Electric field distribution of sphere-plane gaps : A SIMULATION APPROACH

Abstract: The continuous increase of the voltage levels in power transmission systems has lead to the occurrence of higher switching transients during their operation. The design of equipment and grid components able to sustain such a stressful operation, requires an intensive study of the electric field stress generated by these transients, and their distribution to the vicinity of each configuration. Sphere-plane gaps are the most theoretically and practically interesting electrode configurations. So far, the majority of the conducted work is referred to the study of the discharge characteristics of this structure. However, a study of the electrostatic electric field is required. An accurate calculation of the electric field can contribute significantly to an even better understanding of the discharge characteristics and the principles behind them. In this project, is presented a simulation approach for the calculation of the electro-static field of a sphere-plane configuration, varying the dimensions of the sphere and the gap distance. For this purpose, a Finite Element Method (FEM) solver was used, in which the configuration was designed and the numerical solution of the problem was implemented. After that, an attempt was performed to specify the breakdown voltage based on the electric field calculation and distribution.

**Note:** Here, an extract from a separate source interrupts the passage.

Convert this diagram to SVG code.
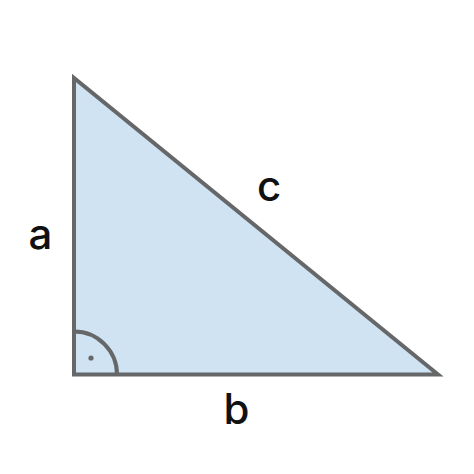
<svg xmlns="http://www.w3.org/2000/svg" width="474" height="474" viewBox="0 0 474 474">
<style>
.lbl{font-family:"Inter","Open Sans",sans-serif;font-size:42px;font-weight:500;fill:#111;text-anchor:middle}
.edge{stroke:#666769;stroke-width:4;fill:none}
</style>
<rect width="474" height="474" fill="#fff"/>
<g id="triangle">
<polygon points="74,78 74,374.5 438,374.5" fill="#cfe3f2" stroke="#666769" stroke-width="4" stroke-linejoin="miter" stroke-miterlimit="10"/>
</g>
<g id="right-angle">
<path class="edge" d="M74,331.5 A43,43 0 0 1 117,374.5"/>
<circle cx="91" cy="358" r="2.6" fill="#666769"/>
</g>
<g id="labels">
<text class="lbl" x="40.5" y="249">a</text>
<text class="lbl" x="236.5" y="424">b</text>
<text class="lbl" x="269" y="201">c</text>
</g>
</svg>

Useful results were recorded from both the simulation of the electrostatic model and the calculation of the breakdown voltage. One of the most important findings, was the specification of an approximate relation between the diameters of the sphere and the tube where this is mounted. As a consequence, the study of the electric field distribution became easier, while at the same time an accurate calculation of the breakdown voltage was achieved. A series of validations were performed, through the comparison with the already ex-isting, published and unpublished, experimental tests and a number of conclusions were listed. One of the most significant, was the specification of the correlation between the electrostatic model and test measurements and how these different approaches can be linked to each other in a practically efficient way. At the end, there is a proposal for further work on the subject, and possible improvements of the already conducted work.